DATA ENTRIES =>

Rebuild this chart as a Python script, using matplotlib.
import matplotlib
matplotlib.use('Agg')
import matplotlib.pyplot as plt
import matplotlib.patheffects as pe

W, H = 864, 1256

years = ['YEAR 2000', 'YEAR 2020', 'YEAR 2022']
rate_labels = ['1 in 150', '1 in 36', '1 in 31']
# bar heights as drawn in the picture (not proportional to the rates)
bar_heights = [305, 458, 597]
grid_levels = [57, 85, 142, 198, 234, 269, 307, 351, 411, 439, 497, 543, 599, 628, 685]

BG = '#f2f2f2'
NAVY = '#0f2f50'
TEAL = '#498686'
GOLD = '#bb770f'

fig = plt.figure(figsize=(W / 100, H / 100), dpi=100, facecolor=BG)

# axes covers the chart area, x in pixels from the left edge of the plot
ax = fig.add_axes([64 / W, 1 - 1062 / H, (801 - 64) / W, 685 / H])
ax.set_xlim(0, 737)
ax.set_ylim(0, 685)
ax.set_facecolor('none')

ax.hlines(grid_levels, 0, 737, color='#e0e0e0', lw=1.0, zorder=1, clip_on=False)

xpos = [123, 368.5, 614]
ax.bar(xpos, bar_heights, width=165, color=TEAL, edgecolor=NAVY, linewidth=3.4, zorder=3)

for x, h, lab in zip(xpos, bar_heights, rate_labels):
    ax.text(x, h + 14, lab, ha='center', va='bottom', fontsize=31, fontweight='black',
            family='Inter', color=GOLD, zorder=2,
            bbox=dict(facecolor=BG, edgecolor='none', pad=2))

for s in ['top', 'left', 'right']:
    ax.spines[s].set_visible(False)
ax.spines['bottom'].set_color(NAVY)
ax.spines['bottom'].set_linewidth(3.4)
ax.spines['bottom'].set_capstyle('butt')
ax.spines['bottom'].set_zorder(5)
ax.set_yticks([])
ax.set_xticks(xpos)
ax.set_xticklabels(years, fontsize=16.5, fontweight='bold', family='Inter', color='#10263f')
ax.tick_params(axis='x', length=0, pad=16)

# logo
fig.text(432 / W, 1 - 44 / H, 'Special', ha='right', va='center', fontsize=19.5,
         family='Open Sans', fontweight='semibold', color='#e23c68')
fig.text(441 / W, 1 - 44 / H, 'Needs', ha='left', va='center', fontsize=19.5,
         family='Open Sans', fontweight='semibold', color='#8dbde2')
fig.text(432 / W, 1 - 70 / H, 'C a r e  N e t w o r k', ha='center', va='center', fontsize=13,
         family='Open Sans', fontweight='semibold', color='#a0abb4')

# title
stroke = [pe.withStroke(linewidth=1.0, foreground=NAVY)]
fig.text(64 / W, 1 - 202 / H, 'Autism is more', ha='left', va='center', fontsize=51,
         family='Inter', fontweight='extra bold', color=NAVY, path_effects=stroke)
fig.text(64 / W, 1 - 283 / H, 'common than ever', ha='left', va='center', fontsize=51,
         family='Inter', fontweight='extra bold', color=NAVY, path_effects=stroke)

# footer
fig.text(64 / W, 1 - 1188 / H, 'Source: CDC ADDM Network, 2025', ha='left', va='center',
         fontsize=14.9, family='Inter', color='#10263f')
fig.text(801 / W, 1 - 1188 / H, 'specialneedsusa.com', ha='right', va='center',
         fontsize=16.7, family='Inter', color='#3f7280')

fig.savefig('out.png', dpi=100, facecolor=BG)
---
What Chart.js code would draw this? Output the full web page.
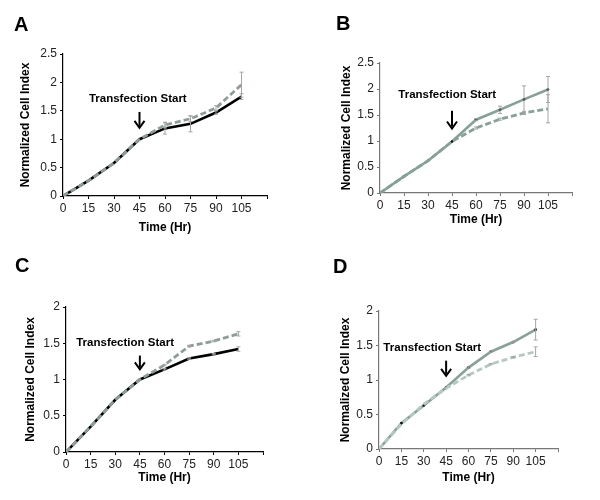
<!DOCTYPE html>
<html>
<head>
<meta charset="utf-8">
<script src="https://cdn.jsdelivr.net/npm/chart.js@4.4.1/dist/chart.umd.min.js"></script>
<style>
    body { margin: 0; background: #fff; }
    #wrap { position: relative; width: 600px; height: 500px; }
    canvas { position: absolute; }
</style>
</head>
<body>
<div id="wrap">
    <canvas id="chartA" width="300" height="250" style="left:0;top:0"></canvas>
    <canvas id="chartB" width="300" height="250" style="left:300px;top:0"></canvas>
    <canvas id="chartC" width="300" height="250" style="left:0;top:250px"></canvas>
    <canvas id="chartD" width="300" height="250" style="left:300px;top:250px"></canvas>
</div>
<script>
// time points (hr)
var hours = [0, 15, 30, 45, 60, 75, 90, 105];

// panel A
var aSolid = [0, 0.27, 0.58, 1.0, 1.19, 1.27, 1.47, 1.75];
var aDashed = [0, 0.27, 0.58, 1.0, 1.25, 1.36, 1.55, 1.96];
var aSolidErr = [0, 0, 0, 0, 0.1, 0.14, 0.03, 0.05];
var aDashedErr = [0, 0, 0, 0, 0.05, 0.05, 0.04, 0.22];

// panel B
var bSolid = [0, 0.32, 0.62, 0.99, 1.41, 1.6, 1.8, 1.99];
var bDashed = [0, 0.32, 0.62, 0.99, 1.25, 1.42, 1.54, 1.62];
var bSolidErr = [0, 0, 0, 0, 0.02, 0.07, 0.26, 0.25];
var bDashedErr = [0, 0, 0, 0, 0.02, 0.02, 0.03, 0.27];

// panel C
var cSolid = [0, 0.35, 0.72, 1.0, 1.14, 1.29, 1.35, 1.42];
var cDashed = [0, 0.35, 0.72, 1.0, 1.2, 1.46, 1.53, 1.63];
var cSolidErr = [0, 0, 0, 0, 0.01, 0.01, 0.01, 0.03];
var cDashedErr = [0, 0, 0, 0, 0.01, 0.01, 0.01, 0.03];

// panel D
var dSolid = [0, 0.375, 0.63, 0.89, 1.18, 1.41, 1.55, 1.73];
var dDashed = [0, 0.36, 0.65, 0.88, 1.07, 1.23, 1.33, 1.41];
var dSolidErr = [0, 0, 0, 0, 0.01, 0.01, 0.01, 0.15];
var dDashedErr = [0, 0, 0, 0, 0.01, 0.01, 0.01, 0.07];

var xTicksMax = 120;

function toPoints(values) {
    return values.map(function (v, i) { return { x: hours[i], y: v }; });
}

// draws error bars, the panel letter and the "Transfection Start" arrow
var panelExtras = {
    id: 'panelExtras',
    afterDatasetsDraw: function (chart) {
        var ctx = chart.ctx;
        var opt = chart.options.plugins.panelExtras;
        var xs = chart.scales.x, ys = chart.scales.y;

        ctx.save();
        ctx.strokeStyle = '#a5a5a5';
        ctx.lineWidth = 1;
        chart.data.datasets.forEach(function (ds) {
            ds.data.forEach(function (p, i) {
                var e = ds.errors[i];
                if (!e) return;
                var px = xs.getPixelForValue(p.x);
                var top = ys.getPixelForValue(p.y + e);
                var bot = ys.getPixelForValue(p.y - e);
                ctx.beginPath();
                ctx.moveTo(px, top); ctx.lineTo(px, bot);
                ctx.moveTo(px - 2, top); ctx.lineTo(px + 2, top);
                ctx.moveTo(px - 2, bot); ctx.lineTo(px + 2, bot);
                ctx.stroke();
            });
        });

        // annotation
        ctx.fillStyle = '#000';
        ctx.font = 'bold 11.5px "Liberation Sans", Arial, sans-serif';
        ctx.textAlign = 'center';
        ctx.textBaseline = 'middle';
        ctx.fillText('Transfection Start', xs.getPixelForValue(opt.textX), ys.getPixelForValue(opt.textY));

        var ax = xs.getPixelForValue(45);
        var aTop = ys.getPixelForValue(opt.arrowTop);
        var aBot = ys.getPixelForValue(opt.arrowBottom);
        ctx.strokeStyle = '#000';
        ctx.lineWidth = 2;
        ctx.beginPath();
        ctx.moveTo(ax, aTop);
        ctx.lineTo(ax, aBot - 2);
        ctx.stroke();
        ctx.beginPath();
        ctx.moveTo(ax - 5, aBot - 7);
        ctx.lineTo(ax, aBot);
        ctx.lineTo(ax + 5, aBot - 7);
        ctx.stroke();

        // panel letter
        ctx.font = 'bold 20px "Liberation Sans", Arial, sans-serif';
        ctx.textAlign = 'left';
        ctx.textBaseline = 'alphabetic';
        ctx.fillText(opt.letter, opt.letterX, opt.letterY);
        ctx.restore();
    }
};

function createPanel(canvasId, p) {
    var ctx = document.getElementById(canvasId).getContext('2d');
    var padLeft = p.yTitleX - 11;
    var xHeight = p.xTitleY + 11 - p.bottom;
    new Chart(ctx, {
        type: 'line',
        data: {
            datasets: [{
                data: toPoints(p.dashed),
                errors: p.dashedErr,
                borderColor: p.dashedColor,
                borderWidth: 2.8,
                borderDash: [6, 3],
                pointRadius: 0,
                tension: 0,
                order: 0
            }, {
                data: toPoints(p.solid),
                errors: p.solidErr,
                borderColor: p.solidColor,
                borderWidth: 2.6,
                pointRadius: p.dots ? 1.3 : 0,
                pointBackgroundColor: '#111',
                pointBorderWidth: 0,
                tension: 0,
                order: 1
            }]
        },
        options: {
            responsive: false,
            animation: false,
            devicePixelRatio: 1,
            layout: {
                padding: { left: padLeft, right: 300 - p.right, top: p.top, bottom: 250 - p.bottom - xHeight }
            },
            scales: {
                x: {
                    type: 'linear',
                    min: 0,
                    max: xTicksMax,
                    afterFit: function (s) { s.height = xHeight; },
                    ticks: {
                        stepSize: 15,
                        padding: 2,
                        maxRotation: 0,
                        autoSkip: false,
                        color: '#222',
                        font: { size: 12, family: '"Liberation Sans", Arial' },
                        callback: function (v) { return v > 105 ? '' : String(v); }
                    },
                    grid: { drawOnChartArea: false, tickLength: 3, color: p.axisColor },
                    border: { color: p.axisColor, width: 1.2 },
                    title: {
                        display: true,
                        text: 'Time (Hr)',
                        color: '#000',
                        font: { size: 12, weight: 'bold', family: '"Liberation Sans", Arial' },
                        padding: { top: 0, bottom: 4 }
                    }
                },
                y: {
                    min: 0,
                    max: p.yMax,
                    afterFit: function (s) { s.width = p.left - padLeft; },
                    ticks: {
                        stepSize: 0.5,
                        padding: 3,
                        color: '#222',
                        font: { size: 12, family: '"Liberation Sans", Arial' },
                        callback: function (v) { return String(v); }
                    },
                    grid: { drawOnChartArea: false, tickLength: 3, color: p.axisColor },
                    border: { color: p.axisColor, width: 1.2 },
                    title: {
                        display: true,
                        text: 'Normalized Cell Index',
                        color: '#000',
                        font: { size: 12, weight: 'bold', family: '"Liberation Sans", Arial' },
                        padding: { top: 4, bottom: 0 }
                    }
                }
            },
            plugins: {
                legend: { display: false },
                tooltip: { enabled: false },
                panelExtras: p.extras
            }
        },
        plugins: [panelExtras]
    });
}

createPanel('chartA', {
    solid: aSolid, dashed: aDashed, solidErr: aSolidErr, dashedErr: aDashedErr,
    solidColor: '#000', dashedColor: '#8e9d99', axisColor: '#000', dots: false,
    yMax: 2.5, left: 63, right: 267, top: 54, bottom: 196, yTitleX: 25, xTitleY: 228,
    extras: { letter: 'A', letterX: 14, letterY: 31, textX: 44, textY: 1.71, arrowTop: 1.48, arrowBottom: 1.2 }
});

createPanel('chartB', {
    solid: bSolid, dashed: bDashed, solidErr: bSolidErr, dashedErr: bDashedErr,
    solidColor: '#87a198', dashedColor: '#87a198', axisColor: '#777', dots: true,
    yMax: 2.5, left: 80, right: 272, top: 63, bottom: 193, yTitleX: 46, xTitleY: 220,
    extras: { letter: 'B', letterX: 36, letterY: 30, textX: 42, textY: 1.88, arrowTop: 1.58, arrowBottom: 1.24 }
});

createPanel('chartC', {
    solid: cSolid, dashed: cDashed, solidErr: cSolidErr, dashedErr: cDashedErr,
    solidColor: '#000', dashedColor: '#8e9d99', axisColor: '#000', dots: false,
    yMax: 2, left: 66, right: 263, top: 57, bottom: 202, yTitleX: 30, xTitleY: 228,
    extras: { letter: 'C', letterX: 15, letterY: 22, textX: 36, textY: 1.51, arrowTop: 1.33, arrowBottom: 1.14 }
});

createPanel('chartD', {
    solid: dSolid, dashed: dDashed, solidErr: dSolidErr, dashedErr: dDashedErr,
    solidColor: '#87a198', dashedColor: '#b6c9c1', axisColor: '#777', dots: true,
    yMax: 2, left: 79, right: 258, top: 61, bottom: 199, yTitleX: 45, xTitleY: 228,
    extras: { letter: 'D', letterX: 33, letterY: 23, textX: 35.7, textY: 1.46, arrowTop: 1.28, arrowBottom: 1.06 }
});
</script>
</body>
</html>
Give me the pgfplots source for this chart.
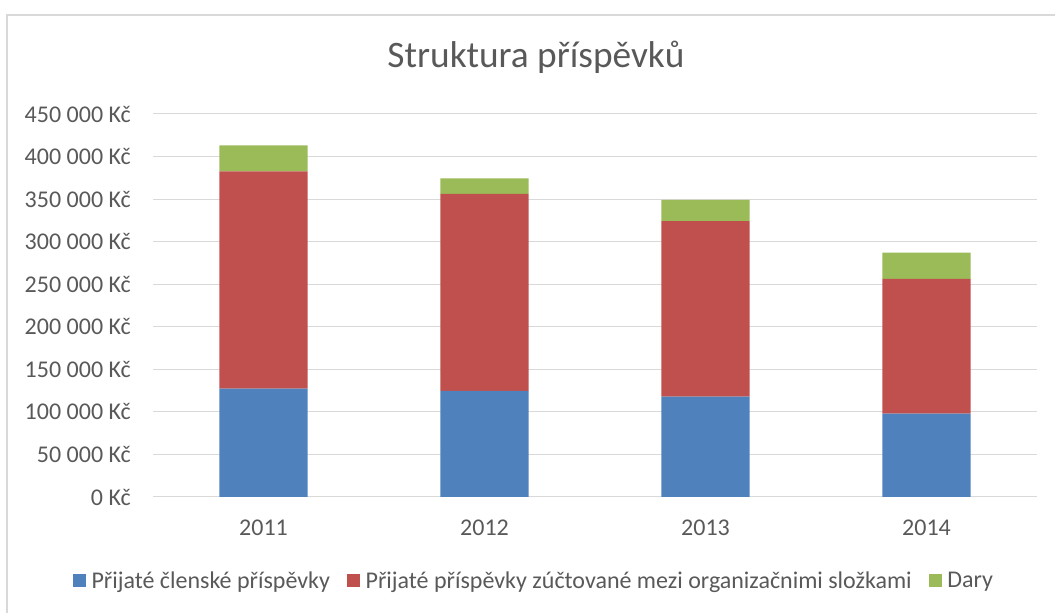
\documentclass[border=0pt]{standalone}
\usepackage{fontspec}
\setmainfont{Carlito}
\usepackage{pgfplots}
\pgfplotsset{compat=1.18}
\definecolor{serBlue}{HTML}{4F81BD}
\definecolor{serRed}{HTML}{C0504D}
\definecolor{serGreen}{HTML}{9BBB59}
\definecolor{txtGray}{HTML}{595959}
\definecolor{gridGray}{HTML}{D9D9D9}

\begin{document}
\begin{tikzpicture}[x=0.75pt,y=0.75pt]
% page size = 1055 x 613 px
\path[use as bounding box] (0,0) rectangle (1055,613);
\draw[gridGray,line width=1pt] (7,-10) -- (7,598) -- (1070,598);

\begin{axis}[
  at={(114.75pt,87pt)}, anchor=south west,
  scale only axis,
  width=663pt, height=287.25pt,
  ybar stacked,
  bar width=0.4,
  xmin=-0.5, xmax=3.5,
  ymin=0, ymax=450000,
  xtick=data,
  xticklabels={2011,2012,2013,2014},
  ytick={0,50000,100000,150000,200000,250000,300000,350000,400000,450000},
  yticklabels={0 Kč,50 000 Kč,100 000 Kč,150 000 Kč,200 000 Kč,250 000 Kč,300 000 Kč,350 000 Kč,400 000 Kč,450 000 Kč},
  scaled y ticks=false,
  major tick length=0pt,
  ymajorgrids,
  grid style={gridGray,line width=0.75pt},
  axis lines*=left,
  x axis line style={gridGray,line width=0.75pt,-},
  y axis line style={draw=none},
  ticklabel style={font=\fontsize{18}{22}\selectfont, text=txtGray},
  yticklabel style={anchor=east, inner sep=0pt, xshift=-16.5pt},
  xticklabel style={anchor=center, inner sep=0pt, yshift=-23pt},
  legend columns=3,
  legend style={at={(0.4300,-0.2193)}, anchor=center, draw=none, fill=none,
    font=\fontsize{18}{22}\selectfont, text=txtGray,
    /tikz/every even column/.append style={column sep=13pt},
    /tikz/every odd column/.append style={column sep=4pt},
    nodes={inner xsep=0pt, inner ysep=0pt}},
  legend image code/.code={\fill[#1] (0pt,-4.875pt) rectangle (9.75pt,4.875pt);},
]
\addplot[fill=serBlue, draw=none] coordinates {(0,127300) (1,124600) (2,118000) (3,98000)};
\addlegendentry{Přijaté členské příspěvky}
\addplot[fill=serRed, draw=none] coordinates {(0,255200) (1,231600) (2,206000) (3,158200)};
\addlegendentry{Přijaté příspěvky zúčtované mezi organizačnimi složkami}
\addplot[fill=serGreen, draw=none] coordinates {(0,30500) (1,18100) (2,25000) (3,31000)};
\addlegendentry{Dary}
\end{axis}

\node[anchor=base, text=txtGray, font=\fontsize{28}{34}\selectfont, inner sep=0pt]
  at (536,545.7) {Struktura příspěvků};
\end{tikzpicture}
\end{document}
==
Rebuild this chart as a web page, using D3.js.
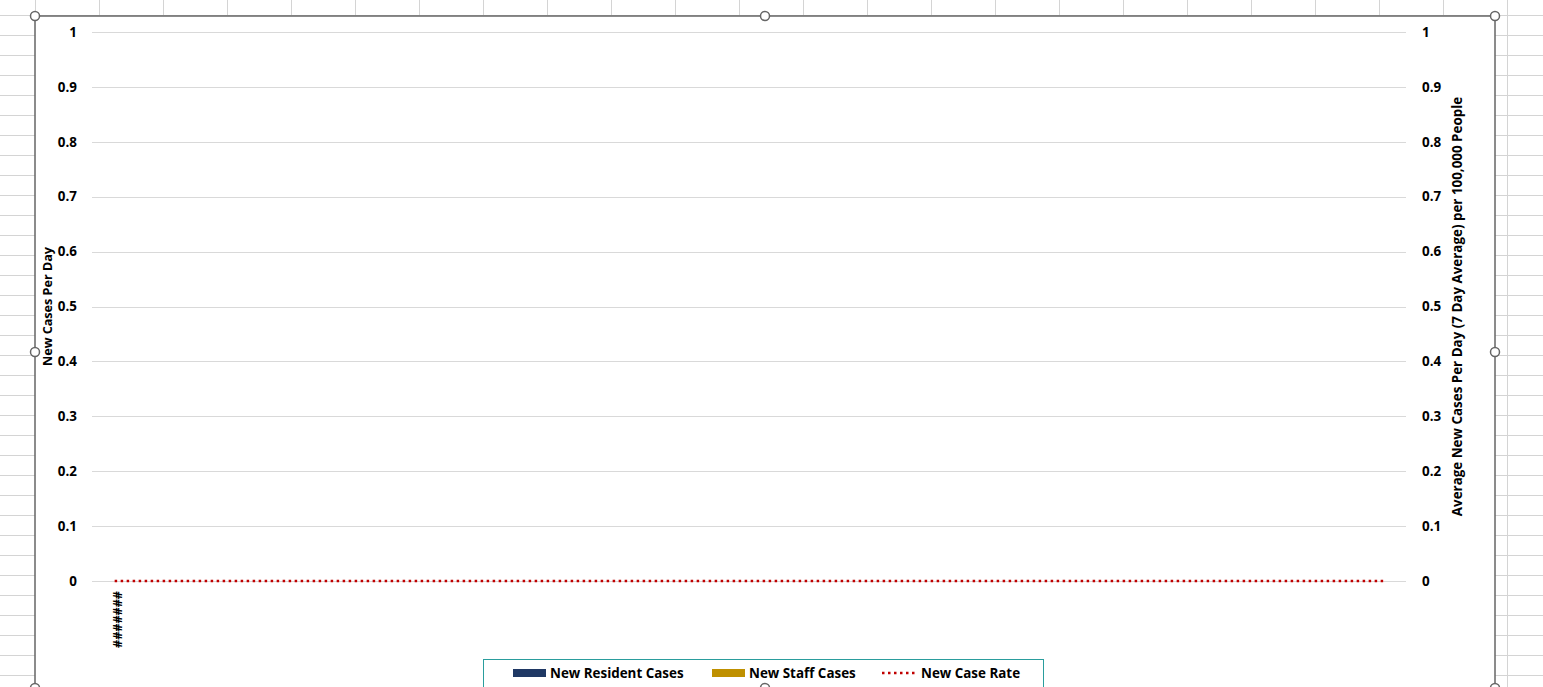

WHAT TO WORK ON => Extract the lines from the line with "Rebuild this chart as a Python" to the line with "bbox=dict(facecolor=BG, edgecolor='none', pad=2))", inclusive, reproducing them exactly and leaving out every other line.

SOLUTION TO THIS TASK =>
Rebuild this chart as a Python script, using matplotlib.
import matplotlib
matplotlib.use('Agg')
import matplotlib.pyplot as plt
import matplotlib.patheffects as pe

W, H = 864, 1256

years = ['YEAR 2000', 'YEAR 2020', 'YEAR 2022']
rate_labels = ['1 in 150', '1 in 36', '1 in 31']
# bar heights as drawn in the picture (not proportional to the rates)
bar_heights = [305, 458, 597]
grid_levels = [57, 85, 142, 198, 234, 269, 307, 351, 411, 439, 497, 543, 599, 628, 685]

BG = '#f2f2f2'
NAVY = '#0f2f50'
TEAL = '#498686'
GOLD = '#bb770f'

fig = plt.figure(figsize=(W / 100, H / 100), dpi=100, facecolor=BG)

# axes covers the chart area, x in pixels from the left edge of the plot
ax = fig.add_axes([64 / W, 1 - 1062 / H, (801 - 64) / W, 685 / H])
ax.set_xlim(0, 737)
ax.set_ylim(0, 685)
ax.set_facecolor('none')

ax.hlines(grid_levels, 0, 737, color='#e0e0e0', lw=1.0, zorder=1, clip_on=False)

xpos = [123, 368.5, 614]
ax.bar(xpos, bar_heights, width=165, color=TEAL, edgecolor=NAVY, linewidth=3.4, zorder=3)

for x, h, lab in zip(xpos, bar_heights, rate_labels):
    ax.text(x, h + 14, lab, ha='center', va='bottom', fontsize=31, fontweight='black',
            family='Inter', color=GOLD, zorder=2,
            bbox=dict(facecolor=BG, edgecolor='none', pad=2))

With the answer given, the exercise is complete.